Answer

**step1** Understanding the problem

We begin with a blackboard containing all the whole numbers from 1 to 60. This means there are 60 numbers written on the board at the start. A specific operation is then performed repeatedly: two numbers are chosen, erased, and a new number is written in their place. This operation is repeated 59 times. Our goal is to find the single number that will be left on the board after all these operations are completed.

**step2** Analyzing the operation's effect on the sum

Let's understand how the operation changes the numbers on the board. When any two numbers, say 'p' and 'q', are erased, they are removed from the total collection of numbers. Then, a new number, '$$p+q-2$$', is written on the board.
Let's think about the sum of all numbers on the board.
If the current sum of all numbers is S, and we remove 'p' and 'q', the sum becomes $$S - p - q$$.
Then, we add the new number '$$p+q-2$$' to the board. So, the sum becomes $$S - p - q + (p+q-2)$$.
When we simplify this expression, 'p' and 'q' cancel out: $$S - p - q + p + q - 2 = S - 2$$.
This shows that every time this operation is performed, the total sum of all the numbers on the blackboard decreases by 2.
Also, each operation reduces the count of numbers on the board by one (two removed, one added, so 2 - 1 = 1 less number).
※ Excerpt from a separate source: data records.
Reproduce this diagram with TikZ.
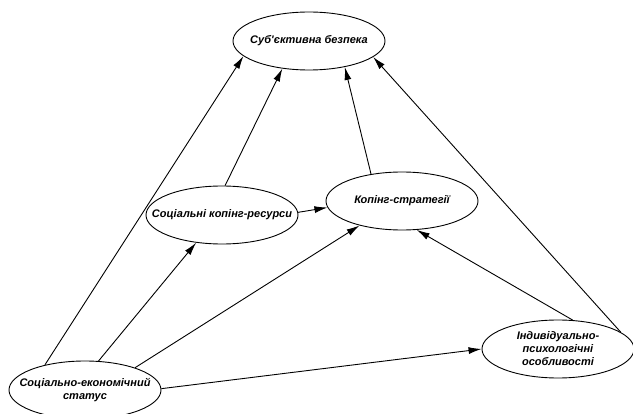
\documentclass[tikz,border=0pt]{standalone}
\usepackage{fontspec}
\setmainfont{Liberation Sans}
\usetikzlibrary{shapes.geometric,arrows.meta}

\tikzset{
  factortext/.style={align=center,font=\fontsize{11}{13}\selectfont\bfseries\itshape},
  factor/.style={draw,ellipse,line width=0.9pt,inner sep=0pt,minimum width=152pt,minimum height=58pt,
    label={[factortext]center:#1}},
  link/.style={-{Latex[length=13pt,width=7pt]},line width=0.9pt}
}

\begin{document}
\begin{tikzpicture}[x=1pt,y=-1pt]
        \useasboundingbox (0,0) rectangle (633,414) ;
        %\draw[very thin,gray,step=50] (0,0) grid (633,414) ;
        \node[factor={Суб\textquotesingle єктивна безпека}] (bezpeka) at (309,41) {} ;
        \node[factor={Соціальні копінг-ресурси}] (resursy) at (222,215) {} ;
        \node[factor={Копінг-стратегії}] (strategii) at (402,201) {} ;
        \node[factor={Соціально-економічний\\статус}] (status) at (85,390) {} ;
        \node[factor={Індивідуально-\\психологічні\\особливості}] (osobl) at (558,349) {} ;
        % from status
        \draw[link] (status.148) -- (bezpeka.193) ;
        \draw[link] (status.65) -- (resursy.227) ;
        \draw[link] (status.24) -- (strategii.210) ;
        \draw[link] (status.1) -- (osobl.180) ;
        % resources and strategies
        \draw[link] (resursy.84) -- (bezpeka.226) ;
        \draw[link] (resursy.2) -- (strategii.185) ;
        \draw[link] (strategii.139) -- (bezpeka.324) ;
        % from personality
        \draw[link] (osobl.63) -- (strategii.297) ;
        \draw[link] (osobl.15) -- (bezpeka.346) ;
\end{tikzpicture}
\end{document}
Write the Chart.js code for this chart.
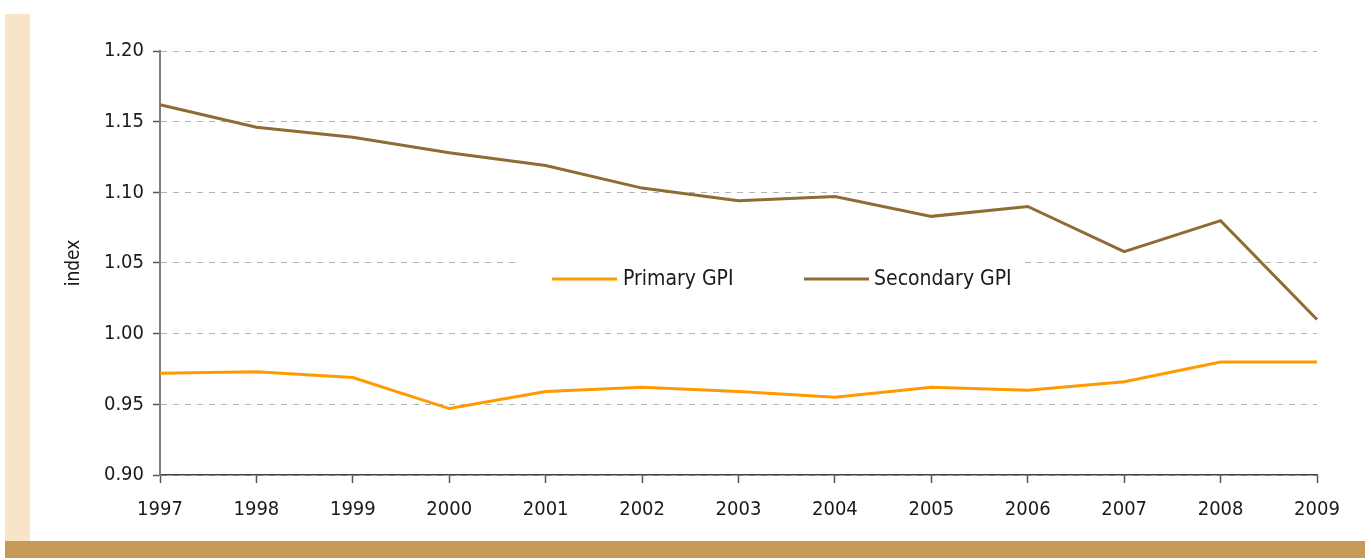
<!DOCTYPE html>
<html>
<head>
<meta charset="utf-8">
<script src="https://cdn.jsdelivr.net/npm/chart.js@4/dist/chart.umd.min.js"></script>
<style>
  html, body { margin: 0; padding: 0; background: #fff; }
  #page { position: relative; width: 1365px; height: 558px; overflow: hidden; }
  #strip { position: absolute; left: 5px; top: 14px; width: 25px; height: 527px; background: #f8e5c8; }
  #bar { position: absolute; left: 5px; top: 541px; width: 1360px; height: 17px; background: #c69a54; }
  #chart { position: absolute; left: 0; top: 0; }
</style>
</head>
<body>
<div id="page">
  <div id="strip"></div>
  <div id="bar"></div>
  <canvas id="chart" width="1365" height="558"></canvas>
</div>
<script>
const years = ['1997', '1998', '1999', '2000', '2001', '2002', '2003', '2004', '2005', '2006', '2007', '2008', '2009']
const primaryGPI = [0.972, 0.973, 0.969, 0.947, 0.959, 0.962, 0.959, 0.955, 0.962, 0.960, 0.966, 0.980, 0.980]
const secondaryGPI = [1.162, 1.146, 1.139, 1.128, 1.119, 1.103, 1.094, 1.097, 1.083, 1.090, 1.058, 1.080, 1.010]
const seriesNames = ['Primary GPI', 'Secondary GPI']
const seriesColors = ['#ff9a00', '#8e6c34']

const fontFamily = "'Liberation Sans Narrow', 'DejaVu Sans Condensed', sans-serif"

// legend sits inside the plot on a white patch, like the original
const innerLegend = {
    id: 'innerLegend',
    beforeDatasetsDraw(chart) {
        const ctx = chart.ctx
        ctx.save()
        ctx.fillStyle = '#fff'
        ctx.fillRect(515, 255, 510, 44)
        const items = [
            { lineX: 552, textX: 623 },
            { lineX: 804, textX: 874 }
        ]
        ctx.font = '21px ' + fontFamily
        ctx.textBaseline = 'middle'
        items.forEach((it, i) => {
            ctx.strokeStyle = seriesColors[i]
            ctx.lineWidth = 3
            ctx.beginPath()
            ctx.moveTo(it.lineX, 279)
            ctx.lineTo(it.lineX + 65, 279)
            ctx.stroke()
            ctx.fillStyle = '#1a1a1a'
            ctx.fillText(seriesNames[i], it.textX, 280)
        })
        ctx.restore()
    }
}

const ctx = document.getElementById('chart').getContext('2d')

new Chart(ctx, {
    type: 'line',
    data: {
        labels: years,
        datasets: [
            {
                label: seriesNames[0],
                data: primaryGPI,
                borderColor: seriesColors[0],
                borderWidth: 3,
                pointRadius: 0,
                tension: 0
            },
            {
                label: seriesNames[1],
                data: secondaryGPI,
                borderColor: seriesColors[1],
                borderWidth: 3,
                pointRadius: 0,
                tension: 0
            }
        ]
    },
    options: {
        responsive: false,
        animation: false,
        layout: { padding: { left: 0, top: 51, right: 48, bottom: 0 } },
        plugins: {
            legend: { display: false },
            tooltip: { enabled: false }
        },
        scales: {
            x: {
                offset: false,
                grid: { drawOnChartArea: false, drawTicks: true, tickLength: 8, tickColor: '#555', tickWidth: 1.5 },
                border: { display: true, color: '#444', width: 1.5 },
                ticks: { color: '#1a1a1a', padding: 15, maxRotation: 0, font: { family: fontFamily, size: 20 } },
                afterFit(scale) { scale.height = 83 }
            },
            y: {
                min: 0.9,
                max: 1.2,
                grid: { color: '#b3b3b3', lineWidth: 1, drawTicks: true, tickLength: 7, tickColor: '#555', tickWidth: 1.5 },
                border: { display: true, color: '#7f7f7f', width: 2, dash: [6, 6] },
                ticks: {
                    stepSize: 0.05,
                    color: '#1a1a1a',
                    padding: 9,
                    font: { family: fontFamily, size: 20 },
                    callback: v => v.toFixed(2)
                },
                title: {
                    display: true,
                    text: 'index',
                    color: '#1a1a1a',
                    font: { family: fontFamily, size: 19 },
                    padding: { top: 63, bottom: 0 }
                },
                afterFit(scale) { scale.width = 160 }
            }
        }
    },
    plugins: [innerLegend]
})
</script>
</body>
</html>
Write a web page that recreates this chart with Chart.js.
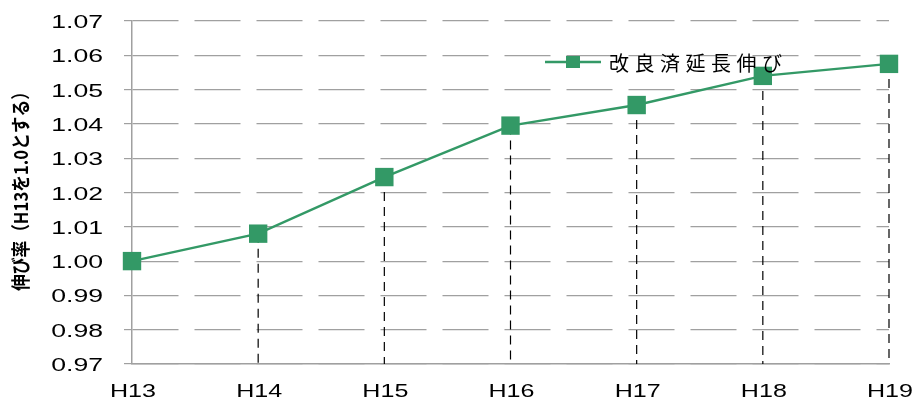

**step3** Calculating the initial sum of numbers

First, we need to find the sum of all the numbers on the blackboard at the very beginning. These numbers are 1, 2, 3, and so on, all the way up to 60.
To find this sum, we can pair the numbers: the first with the last (1+60), the second with the second to last (2+59), and so on.
Each of these pairs sums to 61 (for example, $$1+60=61$$, $$2+59=61$$).
Since there are 60 numbers, we can form $$60 \div 2 = 30$$ such pairs.
So, the total initial sum is $$61 \times 30$$.
$$61 \times 30 = 1830$$.
The initial sum of all numbers on the blackboard is 1830.

**step4** Calculating the total reduction in the sum

The problem states that the operation is repeated 59 times.
From our analysis in Step 2, we know that each time the operation is performed, the total sum of the numbers on the blackboard decreases by 2.
Therefore, over 59 repetitions, the total reduction in the sum will be:
$$59 \times 2 = 118$$.
So, the original sum will decrease by a total of 118 throughout the entire process.

**step5** Calculating the final number

The number that remains on the board at the end will be the initial sum minus the total amount by which the sum was reduced.
Initial sum = 1830.
Total reduction in sum = 118.
Final number = Initial sum - Total reduction
Final number = $$1830 - 118$$.
$$1830 - 118 = 1712$$.
The number left on the board at the end will be 1712.